Maintaining forward momentum is another important technique, particularly when traversing deep mud or soft sand. Losing momentum can cause the vehicle to sink and become immobilized, requiring significantly more effort to get moving again. Drivers should assess the obstacle and maintain a consistent speed that provides enough inertia to carry the vehicle through the softest sections without needing abrupt throttle changes.
Steering inputs should similarly be gentle and deliberate, avoiding sharp turns that could overwhelm the available lateral grip. When navigating through deep ruts, it is often better to keep the steering wheel steady and allow the vehicle to follow the path of least resistance.
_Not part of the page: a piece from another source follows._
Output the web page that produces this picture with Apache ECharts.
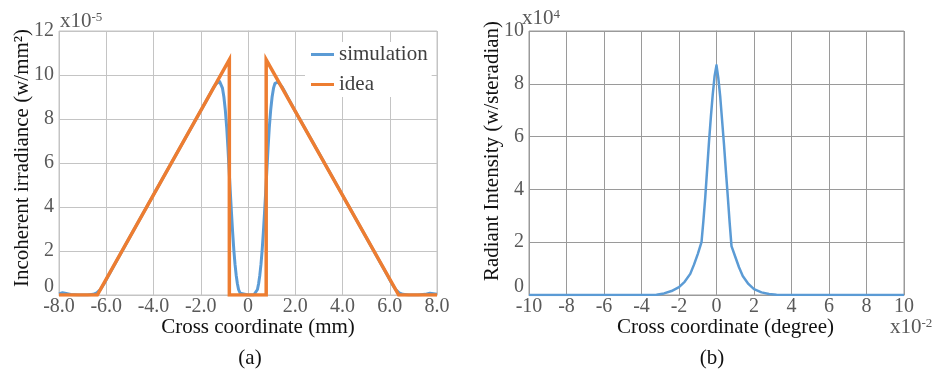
<!DOCTYPE html>
<html>
<head>
<meta charset="utf-8">
<script src="https://cdn.jsdelivr.net/npm/echarts@6/dist/echarts.min.js"></script>
<style>
    html, body { margin: 0; padding: 0; background: #fff; }
    #chart { width: 934px; height: 370px; }
</style>
</head>
<body>
<div id="chart"></div>
<script>
// 图(a)：横坐标 mm，纵坐标 x10^-5 w/mm²
const simX = [-8.0, -7.85, -7.7, -7.5, -7.2, -6.8, -6.55, -6.4, -6.25, -6.1, -5.9, -5.0, -4.0, -3.0, -2.0, -1.7, -1.55, -1.45, -1.35, -1.27, -1.2, -1.14, -1.08, -1.02, -0.96, -0.9, -0.85, -0.8, -0.75, -0.7, -0.65, -0.6, -0.55, -0.5, -0.45, -0.4, -0.33, -0.25,
    0, 0.25, 0.33, 0.4, 0.45, 0.5, 0.55, 0.6, 0.65, 0.7, 0.75, 0.8, 0.85, 0.9, 0.96, 1.02, 1.08, 1.14, 1.2, 1.27, 1.35, 1.45, 1.55, 1.7, 2.0, 3.0, 4.0, 5.0, 5.9, 6.1, 6.25, 6.4, 6.55, 6.8, 7.2, 7.5, 7.7, 7.85, 8.0];
const simY = [0.05, 0.1, 0.07, 0.02, 0.0, 0.0, 0.03, 0.1, 0.25, 0.5, 0.9, 2.64, 4.56, 6.47, 8.38, 8.95, 9.25, 9.45, 9.6, 9.68, 9.7, 9.62, 9.4, 9.0, 8.4, 7.6, 6.7, 5.7, 4.7, 3.75, 2.85, 2.05, 1.4, 0.9, 0.52, 0.25, 0.08, 0.01,
    0, 0.01, 0.08, 0.25, 0.52, 0.9, 1.4, 2.05, 2.85, 3.75, 4.7, 5.7, 6.7, 7.6, 8.4, 9.0, 9.4, 9.62, 9.7, 9.68, 9.6, 9.45, 9.25, 8.95, 8.35, 6.45, 4.54, 2.63, 0.9, 0.5, 0.25, 0.1, 0.03, 0.0, 0.0, 0.03, 0.08, 0.06, 0.04];

const ideaX = [-8.0, -6.38, -0.79, -0.79, 0.77, 0.77, 6.38, 8.0];
const ideaY = [0, 0, 10.7, 0, 0, 10.7, 0, 0];

// 图(b)：横坐标 x10^-2 degree，纵坐标 x10^4 w/steradian
const radX = [-10, -3.2, -2.8, -2.4, -2.0, -1.7, -1.4, -1.2, -1.0, -0.8, -0.7, -0.6, -0.5, -0.4, -0.3, -0.2, -0.1, 0,
    0.1, 0.2, 0.3, 0.4, 0.5, 0.6, 0.7, 0.8, 1.0, 1.2, 1.4, 1.7, 2.0, 2.4, 2.8, 3.2, 10];
const radY = [0, 0.01, 0.06, 0.15, 0.3, 0.5, 0.8, 1.15, 1.55, 2.0, 2.8, 3.7, 4.75, 5.8, 6.75, 7.6, 8.3, 8.7,
    8.2, 7.5, 6.6, 5.7, 4.7, 3.75, 2.75, 1.85, 1.45, 1.05, 0.72, 0.42, 0.22, 0.1, 0.04, 0.01, 0];

const BLUE = '#5b9bd5';
const ORANGE = '#ed7d31';
const FONT = 'Liberation Serif';

function pairs(xs, ys) {
    let out = [];
    for (let i = 0; i < xs.length; i++) {
        out.push([xs[i], ys[i]]);
    }
    return out;
}

// 0 刻度标签略微上移
const zeroRich = {
    z: { padding: [0, 0, 16, 0], fontSize: 20, color: '#595959', fontFamily: FONT }
};

function xAxisOf(grid, min, max, name, formatter, gridColor, shiftRight) {
    return {
        gridIndex: grid,
        type: 'value',
        min: min,
        max: max,
        interval: 2,
        name: name,
        nameLocation: 'middle',
        nameGap: 22,
        nameMoveOverlap: false,
        nameTextStyle: { fontSize: 21, color: '#111', fontFamily: FONT, padding: [0, 0, 0, shiftRight] },
        axisLine: { lineStyle: { color: gridColor } },
        axisTick: { show: false },
        axisLabel: { fontSize: 20, color: '#595959', fontFamily: FONT, margin: 2, formatter: formatter, showMinLabel: true, showMaxLabel: true },
        splitLine: { show: true, lineStyle: { color: gridColor } }
    };
}

function yAxisOf(grid, max, name, gridColor, nameGap, shiftUp) {
    return {
        gridIndex: grid,
        type: 'value',
        min: 0,
        max: max,
        interval: 2,
        name: name,
        nameLocation: 'middle',
        nameGap: nameGap,
        nameMoveOverlap: false,
        nameTextStyle: { fontSize: 21, color: '#111', fontFamily: FONT, padding: [0, 0, 0, shiftUp] },
        axisLine: { show: true, lineStyle: { color: gridColor } },
        axisTick: { show: false },
        axisLabel: {
            fontSize: 20, color: '#595959', fontFamily: FONT, margin: 5,
            formatter: function (v) { return v === 0 ? '{z|0}' : String(v); },
            rich: zeroRich
        },
        splitLine: { show: true, lineStyle: { color: gridColor } }
    };
}

function powerText(x, y, base, exp) {
    return {
        type: 'text',
        x: x,
        y: y,
        style: {
            text: '{a|' + base + '}{b|' + exp + '}',
            rich: {
                a: { fontSize: 21, lineHeight: 21, fontFamily: FONT, fill: '#595959' },
                b: { fontSize: 13, lineHeight: 21, fontFamily: FONT, fill: '#595959', verticalAlign: 'top' }
            },
            verticalAlign: 'top'
        }
    };
}

const chart = echarts.init(document.getElementById('chart'), null, { renderer: 'canvas' });

chart.setOption({
    animation: false,
    backgroundColor: '#fff',
    textStyle: { fontFamily: FONT },
    grid: [
        { left: 59, top: 31, width: 378, height: 264, show: true, borderColor: '#c4c4c4', borderWidth: 1 },
        { left: 529, top: 31, width: 375, height: 264, show: true, borderColor: '#9a9a9a', borderWidth: 1 }
    ],
    xAxis: [
        xAxisOf(0, -8, 8, 'Cross coordinate (mm)', function (v) { return v === 0 ? '0' : v.toFixed(1); }, '#c4c4c4', 20),
        xAxisOf(1, -10, 10, 'Cross coordinate (degree)', function (v) { return String(v); }, '#9a9a9a', 18)
    ],
    yAxis: [
        yAxisOf(0, 12, 'Incoherent irradiance (w/mm²)', '#c4c4c4', 26, 10),
        yAxisOf(1, 10, 'Radiant Intensity (w/steradian)', '#9a9a9a', 26, 24)
    ],
    legend: {
        left: 305,
        top: 42,
        orient: 'vertical',
        backgroundColor: '#fff',
        padding: [2, 4, 2, 6],
        itemWidth: 23,
        itemHeight: 3,
        itemGap: 9,
        icon: 'rect',
        data: ['simulation', 'idea'],
        textStyle: { fontSize: 21, color: '#404040', fontFamily: FONT }
    },
    series: [
        {
            name: 'simulation',
            type: 'line',
            xAxisIndex: 0,
            yAxisIndex: 0,
            data: pairs(simX, simY),
            showSymbol: false,
            lineStyle: { color: BLUE, width: 3, join: 'round' },
            itemStyle: { color: BLUE }
        },
        {
            name: 'idea',
            type: 'line',
            xAxisIndex: 0,
            yAxisIndex: 0,
            data: pairs(ideaX, ideaY),
            showSymbol: false,
            lineStyle: { color: ORANGE, width: 3.5, join: 'miter' },
            itemStyle: { color: ORANGE }
        },
        {
            name: 'radiant',
            type: 'line',
            xAxisIndex: 1,
            yAxisIndex: 1,
            data: pairs(radX, radY),
            showSymbol: false,
            lineStyle: { color: BLUE, width: 2.5, join: 'round' },
            itemStyle: { color: BLUE }
        }
    ],
    graphic: [
        powerText(60, 11, 'x10', '-5'),
        powerText(522, 8, 'x10', '4'),
        powerText(890, 317, 'x10', '-2'),
        {
            type: 'text', x: 250, y: 358,
            style: { text: '(a)', fontSize: 21, fontFamily: FONT, fill: '#111', align: 'center', verticalAlign: 'middle' }
        },
        {
            type: 'text', x: 712, y: 358,
            style: { text: '(b)', fontSize: 21, fontFamily: FONT, fill: '#111', align: 'center', verticalAlign: 'middle' }
        }
    ]
});
</script>
</body>
</html>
Remember that engaging 4WD primarily enhances acceleration and traction; it does not inherently improve the vehicle’s ability to stop or steer.
Braking performance remains dictated by the tires and the surface friction, meaning the vehicle will take longer to stop on a slippery surface regardless of the 4WD system being active. When slowing down, use gentle, early braking applications or downshift to utilize engine braking, which spreads the deceleration force across all four wheels more smoothly than the brake pads alone.
When and Where to Use 4WD
The proper application of four-wheel drive technology is limited to specific environments where traction is compromised. Deep snow, thick mud, loose sand dunes, and steep, uneven dirt tracks are the ideal scenarios for engaging the system. In these environments, the vehicle benefits from the increased number of driven wheels, which distributes the torque load and reduces the likelihood of any single wheel losing complete traction.
It is absolutely necessary to avoid using part-time 4WD systems on dry, high-traction surfaces like paved roads. Driving with the axles locked on dry pavement forces the front and rear wheels to travel the exact same distance, which they cannot do when turning a corner. This discrepancy causes a condition known as driveline binding, leading to excessive wear on the transfer case and axles, and potentially causing mechanical failure.
The 4L (Low Range) setting should only be used when maximum power and minimal speed are required. This includes ascending extremely steep terrain, performing controlled descents where engine braking is desired, or maneuvering the vehicle out of a stuck situation. Using 4L at speeds greater than 25 miles per hour can generate excessive heat and stress on the drivetrain components due to the high torque multiplication ratio.
Even in appropriate environments, drivers should recognize that 4WD does not make a vehicle invincible. It enhances traction but does not increase ground clearance, flotation, or steering capability beyond the vehicle’s design limits. Understanding these limitations prevents drivers from attempting maneuvers that exceed the vehicle’s physical capabilities.